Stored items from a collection
-- Start --

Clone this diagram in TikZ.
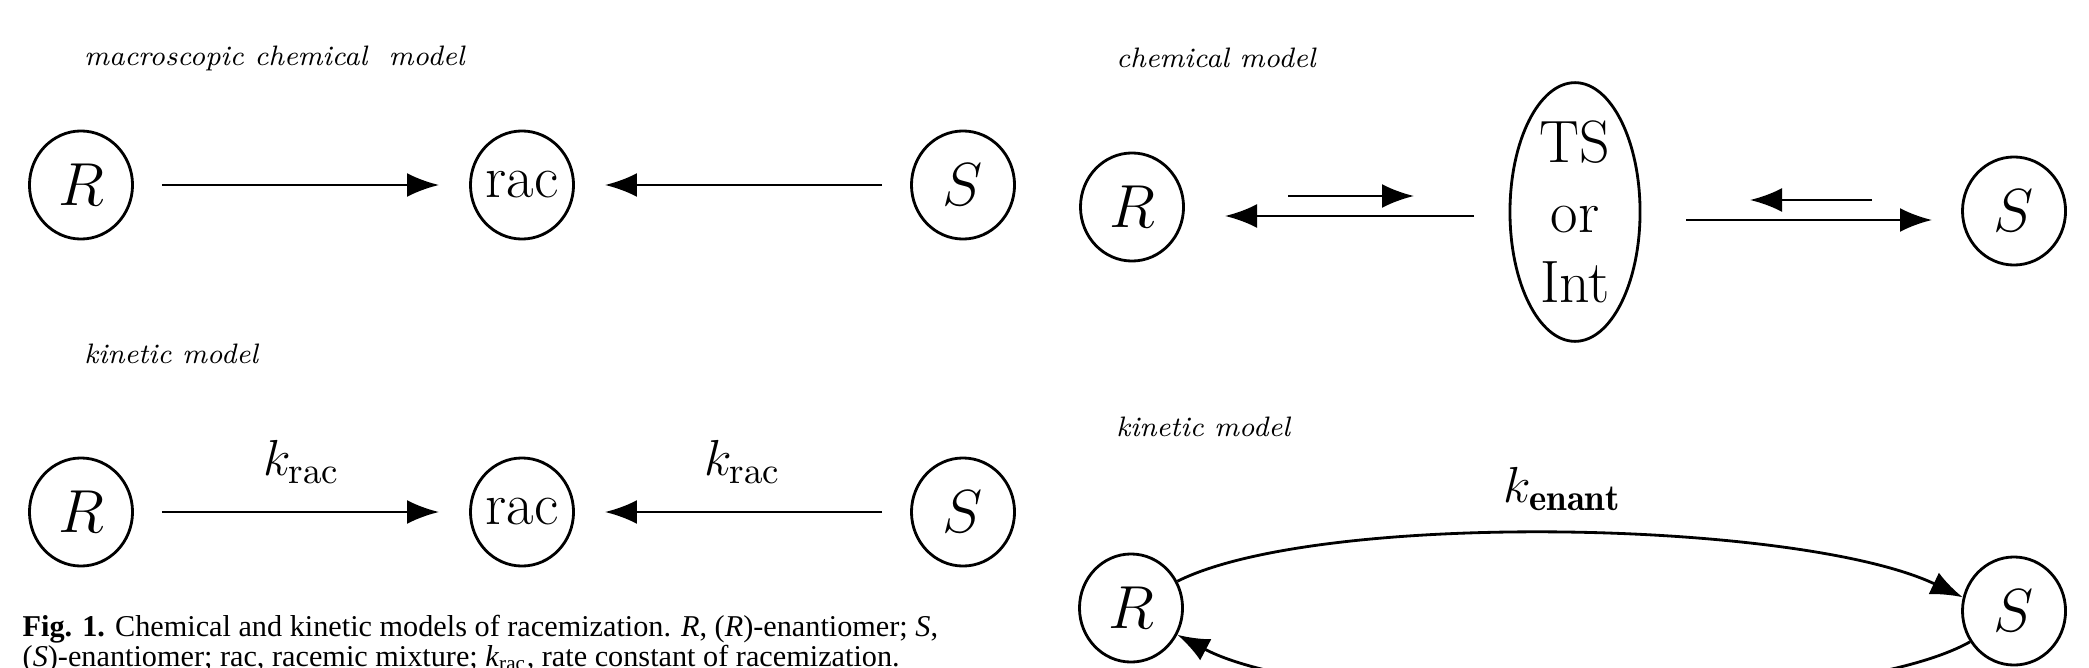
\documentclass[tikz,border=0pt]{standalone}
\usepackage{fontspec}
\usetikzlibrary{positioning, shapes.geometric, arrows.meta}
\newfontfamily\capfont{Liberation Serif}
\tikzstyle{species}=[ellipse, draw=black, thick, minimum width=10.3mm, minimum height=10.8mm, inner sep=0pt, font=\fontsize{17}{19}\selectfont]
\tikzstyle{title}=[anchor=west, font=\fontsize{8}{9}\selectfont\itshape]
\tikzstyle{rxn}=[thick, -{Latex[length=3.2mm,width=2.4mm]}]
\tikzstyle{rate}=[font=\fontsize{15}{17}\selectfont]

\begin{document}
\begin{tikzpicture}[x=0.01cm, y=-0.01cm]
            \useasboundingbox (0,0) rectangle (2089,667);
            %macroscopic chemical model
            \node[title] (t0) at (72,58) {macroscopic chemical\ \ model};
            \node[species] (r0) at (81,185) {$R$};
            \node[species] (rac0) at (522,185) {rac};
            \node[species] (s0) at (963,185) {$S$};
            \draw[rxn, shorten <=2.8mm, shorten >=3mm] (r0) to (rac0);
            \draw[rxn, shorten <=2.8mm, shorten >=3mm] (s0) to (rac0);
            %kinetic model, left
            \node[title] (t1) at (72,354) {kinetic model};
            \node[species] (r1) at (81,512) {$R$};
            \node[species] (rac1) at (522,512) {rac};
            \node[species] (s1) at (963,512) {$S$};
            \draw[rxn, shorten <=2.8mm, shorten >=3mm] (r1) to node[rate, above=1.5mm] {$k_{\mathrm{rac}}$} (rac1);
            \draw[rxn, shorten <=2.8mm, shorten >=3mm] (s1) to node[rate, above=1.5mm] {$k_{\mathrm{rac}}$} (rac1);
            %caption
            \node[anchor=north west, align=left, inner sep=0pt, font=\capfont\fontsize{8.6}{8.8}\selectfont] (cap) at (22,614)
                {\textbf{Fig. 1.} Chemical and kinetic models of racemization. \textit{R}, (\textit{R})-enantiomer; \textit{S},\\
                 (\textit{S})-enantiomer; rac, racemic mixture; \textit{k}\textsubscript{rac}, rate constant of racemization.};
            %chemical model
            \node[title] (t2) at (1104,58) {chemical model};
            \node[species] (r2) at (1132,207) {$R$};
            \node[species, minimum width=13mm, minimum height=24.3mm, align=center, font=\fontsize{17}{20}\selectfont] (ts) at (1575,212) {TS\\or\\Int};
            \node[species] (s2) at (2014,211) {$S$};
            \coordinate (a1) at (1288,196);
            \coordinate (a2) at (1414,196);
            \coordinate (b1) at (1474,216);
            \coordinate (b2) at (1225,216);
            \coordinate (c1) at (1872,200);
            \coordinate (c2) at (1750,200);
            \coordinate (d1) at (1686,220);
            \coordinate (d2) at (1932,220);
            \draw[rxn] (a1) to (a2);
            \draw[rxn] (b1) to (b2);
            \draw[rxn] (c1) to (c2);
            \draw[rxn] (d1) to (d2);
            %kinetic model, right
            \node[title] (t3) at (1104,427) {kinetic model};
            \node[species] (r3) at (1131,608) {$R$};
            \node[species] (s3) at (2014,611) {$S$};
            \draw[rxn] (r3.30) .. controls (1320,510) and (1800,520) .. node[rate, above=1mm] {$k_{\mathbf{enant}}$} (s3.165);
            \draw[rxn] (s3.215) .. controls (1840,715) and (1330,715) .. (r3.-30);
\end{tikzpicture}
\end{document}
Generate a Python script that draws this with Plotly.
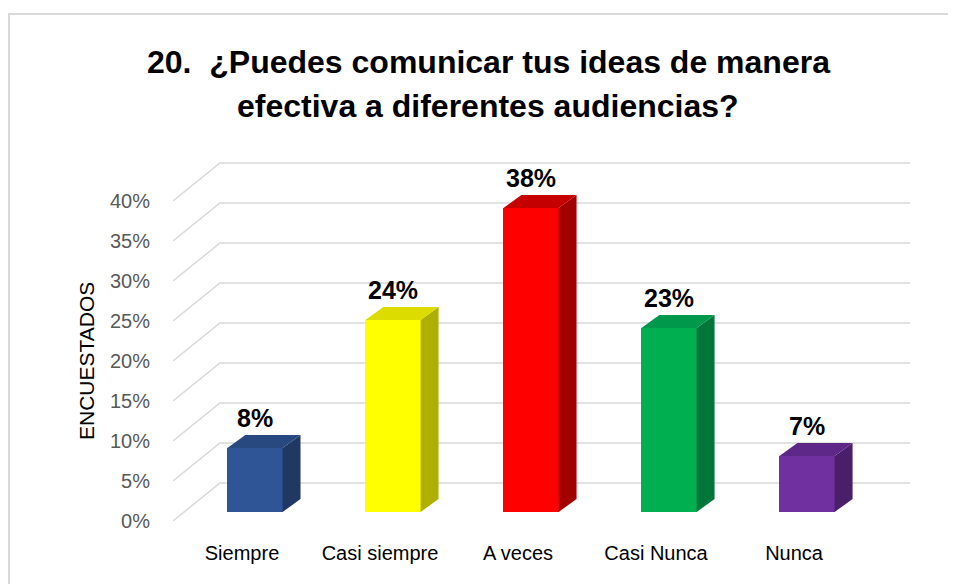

-- End --

■ Exercise requirements
Go through the entries and return each line where the word "this" appears.

■ Written answer
Clone this diagram in TikZ.
Generate a Python script that draws this with Plotly.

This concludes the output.